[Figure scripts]
────

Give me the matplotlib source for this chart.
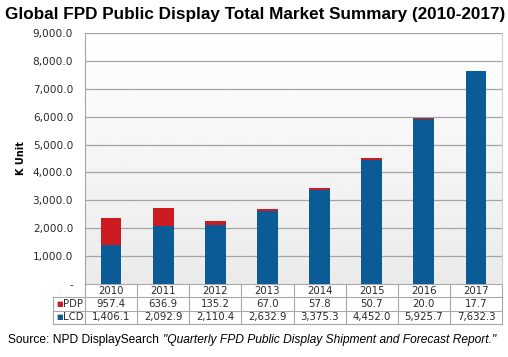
import numpy as np
import matplotlib.pyplot as plt
from matplotlib.transforms import blended_transform_factory

years = ['2010', '2011', '2012', '2013', '2014', '2015', '2016', '2017']
pdp = [957.4, 636.9, 135.2, 67.0, 57.8, 50.7, 20.0, 17.7]
lcd = [1406.1, 2092.9, 2110.4, 2632.9, 3375.3, 4452.0, 5925.7, 7632.3]
yticks = [0, 1000, 2000, 3000, 4000, 5000, 6000, 7000, 8000, 9000]

c_lcd = '#0b5c96'
c_pdp = '#cc1c22'
c_grid = '#a4a4a4'
c_txt = '#2a2a2a'

W, H = 508, 357
fig = plt.figure(figsize=(W / 100, H / 100), dpi=100)
ax = fig.add_axes([85 / W, (H - 284) / H, (502 - 85) / W, (284 - 33) / H])

x = np.arange(len(years))
# gradient backdrop, white at top to light grey at bottom
grad = np.linspace(1.0, 0.92, 100).reshape(-1, 1)
ax.imshow(grad, cmap='gray', vmin=0, vmax=1, extent=[-0.5, len(years) - 0.5, 0, 9000],
          aspect='auto', zorder=0, interpolation='bilinear')

ax.bar(x, lcd, width=0.4, color=c_lcd, zorder=3)
ax.bar(x, pdp, width=0.4, bottom=lcd, color=c_pdp, zorder=3)

ax.set_xlim(-0.5, len(years) - 0.5)
ax.set_ylim(0, 9000)
ax.set_yticks(yticks)
ax.set_yticklabels(['-'] + ['{:,.1f}'.format(v) for v in yticks[1:]], fontsize=7.6, color=c_txt)
ax.set_xticks([])
ax.tick_params(axis='y', length=0, pad=8.5)
for v in yticks[1:]:
    ax.axhline(v, color=c_grid, lw=0.9, zorder=1)
for s in ['top', 'bottom']:
    ax.spines[s].set_visible(False)
ax.spines['left'].set_color(c_grid)
ax.spines['right'].set_color('#d0d0d0')
ax.set_ylabel('K Unit', fontsize=7, fontweight='bold', labelpad=5)

# data table under the plot
tr = blended_transform_factory(ax.transData, ax.transAxes)
rh = 13.3 / (284 - 33)
lx = -0.5 - 32 / ((502 - 85) / len(years))
tcol = '#a8a8a8'
for k in range(4):
    yy = -k * rh
    x0 = -0.5 if k == 0 else lx
    ax.plot([x0, len(years) - 0.5], [yy, yy], color=tcol, lw=0.8, transform=tr, clip_on=False)
for i in range(len(years) + 1):
    ax.plot([i - 0.5, i - 0.5], [0, -3 * rh], color=tcol, lw=0.8, transform=tr, clip_on=False)
ax.plot([lx, lx], [-rh, -3 * rh], color=tcol, lw=0.8, transform=tr, clip_on=False)

for i in range(len(years)):
    ax.text(i, -0.5 * rh, years[i], transform=tr, ha='center', va='center', fontsize=7.3, color=c_txt)
    ax.text(i, -1.5 * rh, '{:,.1f}'.format(pdp[i]), transform=tr, ha='center', va='center', fontsize=7.3, color=c_txt)
    ax.text(i, -2.5 * rh, '{:,.1f}'.format(lcd[i]), transform=tr, ha='center', va='center', fontsize=7.3, color=c_txt)
for k, (lab, col) in enumerate([('PDP', c_pdp), ('LCD', c_lcd)]):
    yy = -(k + 1.5) * rh
    ax.text(lx + 0.06, yy, '\u25a0', transform=tr, ha='left', va='center', fontsize=5, color=col)
    ax.text(lx + 0.2, yy, lab, transform=tr, ha='left', va='center', fontsize=7.3, color=c_txt)

fig.text(5 / W, 1 - 15 / H, 'Global FPD Public Display Total Market Summary (2010-2017)',
         fontsize=12.3, fontweight='bold', family='Liberation Sans', va='center', ha='left')
fig.text(8 / W, 1 - 340 / H, 'Source: NPD DisplaySearch ', fontsize=8.65,
         family='Liberation Sans', va='center', ha='left')
fig.text(163 / W, 1 - 340 / H, '"Quarterly FPD Public Display Shipment and Forecast Report."',
         fontsize=8.65, style='italic', family='Liberation Sans', va='center', ha='left')

fig.savefig('out.png', dpi=100)
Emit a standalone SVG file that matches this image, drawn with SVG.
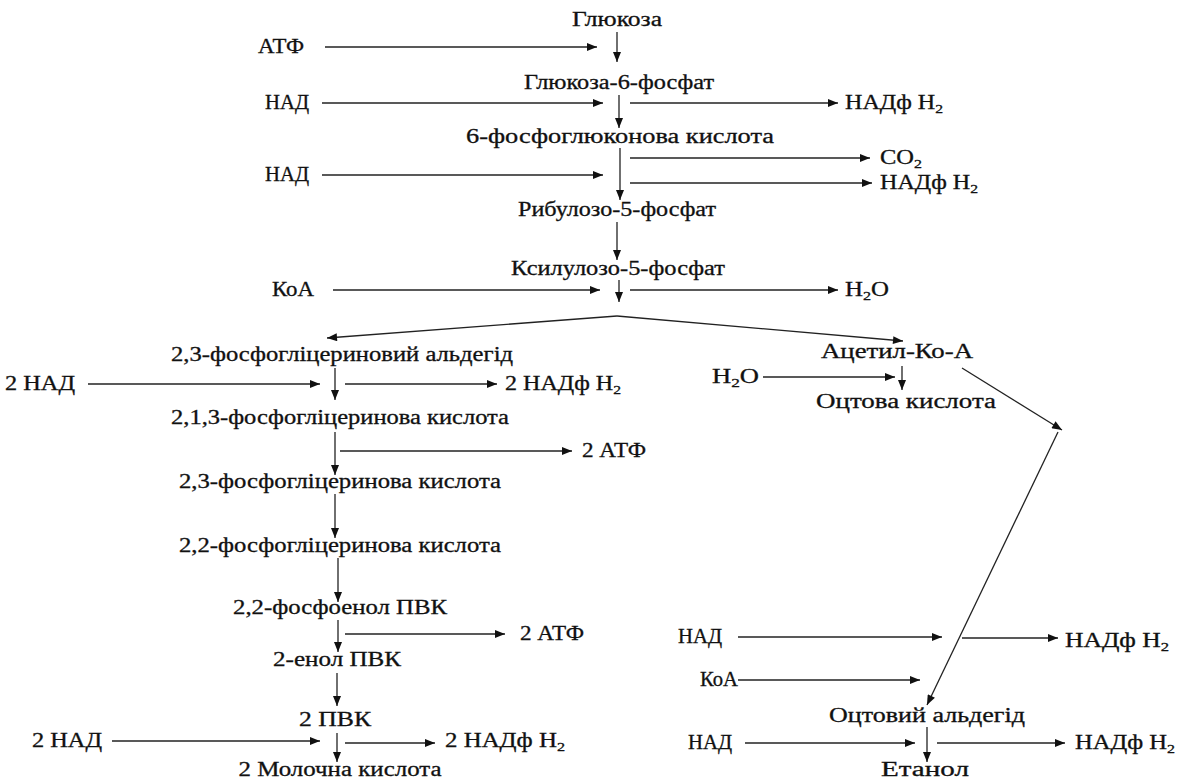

────

The problem: Copy every line of the material in which the word "this" occurs.

Written reply:
Give me the matplotlib source for this chart.
Emit a standalone SVG file that matches this image, drawn with SVG.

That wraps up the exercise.